In 1969, Ferrari, just down the road in Maranello, was embraced by the Fiat empire. Maserati, which was making a few hundred expensive GT cars a year, was close to collapse. It was acquired by Citroen, which was itself going broke, and after only six years Maserati fell into the hands of racing entrepreneur Alejandro de Tomaso. He increased production by building a series of smaller, cheaper but wholly unremarkable cars which did nothing for Maserati’s already shaky reputation.

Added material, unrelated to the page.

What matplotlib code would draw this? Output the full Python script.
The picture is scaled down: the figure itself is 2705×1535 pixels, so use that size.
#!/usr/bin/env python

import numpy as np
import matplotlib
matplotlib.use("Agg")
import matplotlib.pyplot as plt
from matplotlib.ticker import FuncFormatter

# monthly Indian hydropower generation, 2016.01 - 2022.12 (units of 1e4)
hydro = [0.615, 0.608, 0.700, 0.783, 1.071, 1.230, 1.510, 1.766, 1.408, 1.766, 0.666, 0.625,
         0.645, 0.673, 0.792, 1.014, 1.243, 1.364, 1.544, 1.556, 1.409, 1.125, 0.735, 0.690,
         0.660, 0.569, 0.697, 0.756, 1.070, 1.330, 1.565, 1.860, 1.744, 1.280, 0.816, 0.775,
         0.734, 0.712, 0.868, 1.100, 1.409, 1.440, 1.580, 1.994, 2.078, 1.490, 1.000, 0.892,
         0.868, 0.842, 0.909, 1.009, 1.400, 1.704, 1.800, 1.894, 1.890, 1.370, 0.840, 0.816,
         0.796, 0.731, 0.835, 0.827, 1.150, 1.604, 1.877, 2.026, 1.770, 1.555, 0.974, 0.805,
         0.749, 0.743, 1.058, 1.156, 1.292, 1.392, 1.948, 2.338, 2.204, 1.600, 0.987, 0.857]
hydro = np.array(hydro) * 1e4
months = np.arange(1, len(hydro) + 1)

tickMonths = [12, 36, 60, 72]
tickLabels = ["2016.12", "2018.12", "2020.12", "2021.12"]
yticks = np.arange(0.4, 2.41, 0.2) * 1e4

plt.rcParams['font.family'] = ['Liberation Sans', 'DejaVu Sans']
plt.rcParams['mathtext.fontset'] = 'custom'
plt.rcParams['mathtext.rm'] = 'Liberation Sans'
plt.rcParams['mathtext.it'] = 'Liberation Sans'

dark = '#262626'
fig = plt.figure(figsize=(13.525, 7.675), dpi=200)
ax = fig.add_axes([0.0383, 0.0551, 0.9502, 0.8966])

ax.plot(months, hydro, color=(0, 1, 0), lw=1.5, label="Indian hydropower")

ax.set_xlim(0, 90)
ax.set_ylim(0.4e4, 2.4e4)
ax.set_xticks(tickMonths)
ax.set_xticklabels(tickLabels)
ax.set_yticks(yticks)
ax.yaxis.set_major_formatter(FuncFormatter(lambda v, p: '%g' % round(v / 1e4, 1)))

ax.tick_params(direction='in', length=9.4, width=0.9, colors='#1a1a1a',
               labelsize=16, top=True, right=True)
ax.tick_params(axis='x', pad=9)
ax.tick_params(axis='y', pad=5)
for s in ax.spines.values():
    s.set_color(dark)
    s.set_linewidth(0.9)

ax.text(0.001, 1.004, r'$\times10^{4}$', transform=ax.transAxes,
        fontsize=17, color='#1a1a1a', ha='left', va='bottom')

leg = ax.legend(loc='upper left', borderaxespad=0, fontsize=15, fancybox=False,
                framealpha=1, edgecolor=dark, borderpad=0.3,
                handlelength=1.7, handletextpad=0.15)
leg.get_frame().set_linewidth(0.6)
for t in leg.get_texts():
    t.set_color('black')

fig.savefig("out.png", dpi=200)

When the de Tomaso era failed, the Italian government organised a transfer of assets to Fiat, bringing together Ferrari and Maserati, once the greatest rivals on road and track. In 1997, Maserati was placed under the management of Ferrari, with Luca di Montezemolo as president. And that, in a nutshell, is how Maserati came to be where it is today.
By the time Sergio Marchionne arrived to shake up Fiat in 2004, Maserati had been brought back into Fiat Auto (though its V8 engines were still designed and produced in Maranello – as they are today). Marchionne envisioned a progression through the Group’s car marques, from inexpensive workaday Fiats, through posher Alfa Romeo, to sports-luxury Maserati. The last two, as premium brands, could share componentry and facilities. Ferrari, even before an IPO was in prospect, would remain apart, an exclusive sales proposition.

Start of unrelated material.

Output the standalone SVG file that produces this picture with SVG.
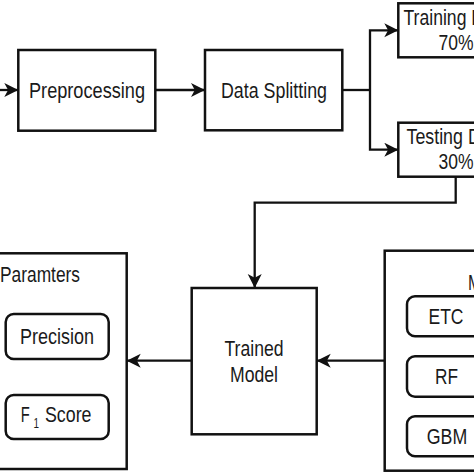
<svg xmlns="http://www.w3.org/2000/svg" width="474" height="474" viewBox="0 0 474 474">
  <defs>
    <marker id="arrow" markerUnits="userSpaceOnUse" markerWidth="15" markerHeight="15" refX="14" refY="7" orient="auto">
      <path d="M0,0 L14,7 L0,14 L3.8,7 Z" fill="#111"/>
    </marker>
    <style>
      .box { fill: #fff; stroke: #111; stroke-width: 2.5; }
      .rbox { fill: #fff; stroke: #111; stroke-width: 2.5; }
      .conn { fill: none; stroke: #111; stroke-width: 2.3; marker-end: url(#arrow); }
      .line { fill: none; stroke: #111; stroke-width: 2.3; }
      text { font-family: "Liberation Sans Narrow", "Liberation Sans", Arial, sans-serif; font-size: 22px; fill: #1a1a1a; }
      .c { text-anchor: middle; }
    </style>
  </defs>
  <rect width="474" height="474" fill="#fff"/>

  <g id="connectors">
    <path class="conn" d="M0,90 H18.3"/>
    <path class="conn" d="M155.3,90 H205"/>
    <path class="line" d="M342.3,90 H370"/>
    <path class="conn" d="M370,90 V30.3 H398.3"/>
    <path class="conn" d="M370,90 V149.7 H398.3"/>
    <path class="conn" d="M455.7,176.7 V202.7 H254.7 V288"/>
    <path class="conn" d="M384.7,360.7 H316.7"/>
    <path class="conn" d="M191.7,360.7 H126.7"/>
  </g>

  <g id="preprocessing">
    <rect class="box" x="18.3" y="50" width="137" height="80.7"/>
    <text class="c" x="87" y="98" textLength="116" lengthAdjust="spacingAndGlyphs">Preprocessing</text>
  </g>

  <g id="data-splitting">
    <rect class="box" x="205" y="50" width="137.3" height="80.3"/>
    <text class="c" x="274" y="98" textLength="106" lengthAdjust="spacingAndGlyphs">Data Splitting</text>
  </g>

  <g id="training-data">
    <rect class="box" x="398.3" y="3.3" width="116" height="54"/>
    <text class="c" x="456" y="25" textLength="105" lengthAdjust="spacingAndGlyphs">Training Data</text>
    <text class="c" x="456" y="50" textLength="35" lengthAdjust="spacingAndGlyphs">70%</text>
  </g>

  <g id="testing-data">
    <rect class="box" x="398.3" y="122.7" width="116" height="54"/>
    <text class="c" x="456" y="144" textLength="99" lengthAdjust="spacingAndGlyphs">Testing Data</text>
    <text class="c" x="456" y="169" textLength="35" lengthAdjust="spacingAndGlyphs">30%</text>
  </g>

  <g id="trained-model">
    <rect class="box" x="191.7" y="288" width="125" height="146.3"/>
    <text class="c" x="254" y="356" textLength="59" lengthAdjust="spacingAndGlyphs">Trained</text>
    <text class="c" x="254" y="382" textLength="48" lengthAdjust="spacingAndGlyphs">Model</text>
  </g>

  <g id="parameters">
    <rect class="box" x="-20" y="253.3" width="146.7" height="215.7"/>
    <text x="0" y="282" textLength="80" lengthAdjust="spacingAndGlyphs">Paramters</text>
    <g id="precision">
      <rect class="rbox" x="5.7" y="314" width="103" height="45" rx="8" ry="8"/>
      <text class="c" x="57" y="344" textLength="74" lengthAdjust="spacingAndGlyphs">Precision</text>
    </g>
    <g id="f1-score">
      <rect class="rbox" x="5.7" y="395" width="103" height="44" rx="8" ry="8"/>
      <text><tspan x="20.7" y="422" textLength="9" lengthAdjust="spacingAndGlyphs">F</tspan><tspan x="33.5" y="428" font-size="15px" textLength="5.5" lengthAdjust="spacingAndGlyphs">1</tspan><tspan x="45" y="422" textLength="46.5" lengthAdjust="spacingAndGlyphs">Score</tspan></text>
    </g>
  </g>

  <g id="models">
    <rect class="box" x="384.7" y="250.7" width="130" height="220"/>
    <text x="468" y="290" textLength="52" lengthAdjust="spacingAndGlyphs">Models</text>
    <g id="etc">
      <rect class="rbox" x="407" y="296.3" width="78" height="40" rx="8" ry="8"/>
      <text class="c" x="446" y="324.3" textLength="35" lengthAdjust="spacingAndGlyphs">ETC</text>
    </g>
    <g id="rf">
      <rect class="rbox" x="407" y="356.3" width="78" height="40.4" rx="8" ry="8"/>
      <text class="c" x="446.5" y="384.3" textLength="23" lengthAdjust="spacingAndGlyphs">RF</text>
    </g>
    <g id="gbm">
      <rect class="rbox" x="407" y="416.3" width="78" height="40" rx="8" ry="8"/>
      <text class="c" x="447" y="444.3" textLength="40.5" lengthAdjust="spacingAndGlyphs">GBM</text>
    </g>
  </g>
</svg>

As is his way, the hard-driving Marchionne burnt out several senior executives charged with developing this strategy and who failed to meet his hugely ambitious targets. Now he seems to have found the perfect custodian. Harald Wester, Fiat’s chief technical officer, is also in charge of the Alfa Romeo and Maserati brands. A cool, methodical and unflustered German who used to work at Ferrari, Wester accepts and agrees with Marchionne’s optimistic plans. In 2012, when Maserati sold 6,300 cars, the target was set at 50,000 a year by 2015 – an eight-fold increase that sounded, to everyone except Marchionne and Wester, like mission impossible.

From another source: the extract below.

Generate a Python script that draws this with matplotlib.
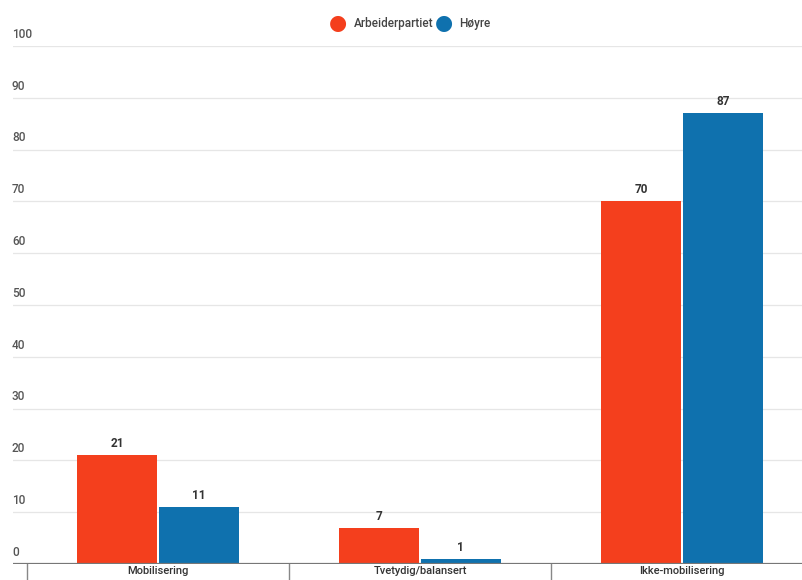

Wonder of wonders, as 2014 draws to a close, it looks as if it is going to be achieved. Expansion in the Chinese and the US markets and the entry of the new Ghibli in the BMW 5-Series segment will bring this year’s sales total to something over 35,000. There is more to come from Ghibli and in the autumn of 2015 Maserati will start production of the Levante, its first SUV crossover. The Levante, based on the Quattroporte/Ghibli platform, is expected to sell 20,000 cars in a full year.
For Marchionne, the only way is up, so he has now raised overall the target for Maserati to 75,000 units by 2018. So far, at least, Wester has not demured.
He is, in any case, now preoccupied with the renaissance of Alfa Romeo, which is an even tougher job. Years of prevarication and mind-changing left Alfa with a two-model range (Mito and Giulietta) which was only really saleable in Europe. Sales dropped below 75,000 last year. The latest target of 400,000 cars a year by 2018 doesn’t seem remotely attainable but Marchionne defends it, saying, with a twinkle in his eye, ‘miracles are possible’.
Everything at Alfa, perhaps even its survival, depends on a new rear-wheel drive Giulia sedan due for launch on 24 June 2015. This car and its variants have been developed by a hand-picked team of Fiat engineers and designers based at a ‘skunk works’ at Maserati in Modena, well away from the FCA technical centre in Turin.
This – and the fact that the low-volume Alfa 4C sports car is made at Maserati – seems to suggest the synergy between the two marques that Marchionne had anticipated. Wester says that isn’t the case – he regards Alfa and Maserati as completely separate brands, with a different approach and different customers.
The sharing of facilities is, he says, simply a question of industrial logic. Maserati had the space and skills to build the 4C in Modena, because the Quattroporte and Ghibli were transferred to the former Bertone factory, renamed the Avv. Giovanni Agnelli plant, at Grugliasco, outside Turin. Alfas won’t be made there and neither will the Levante, which is earmarked for the Fiat Mirafiori production centre.
Together or not, the success of Alfa Romeo and Maserati is crucial for the future expansion of Fiat and Chrysler. With European markets remaining flat and limited possibilities for growth in the Fiat, Chrysler and Dodge brands, FCA needs a share of the burgeoning premium sector.
At present, the Group’s star turn is Jeep, which is not premium in the generally accepted sense of the term but has an enviable reputation for versatile, go-anywhere vehicles and SUVs are the other still-expanding sector. If Marchionne – and Wester – can make it work, Jeep+Alfa+Maserati would give FCA a range to compete worldwide with the German moneyspinners BMW, Audi and Mercedes-Benz. But it is, as they say in Detroit, a big ask.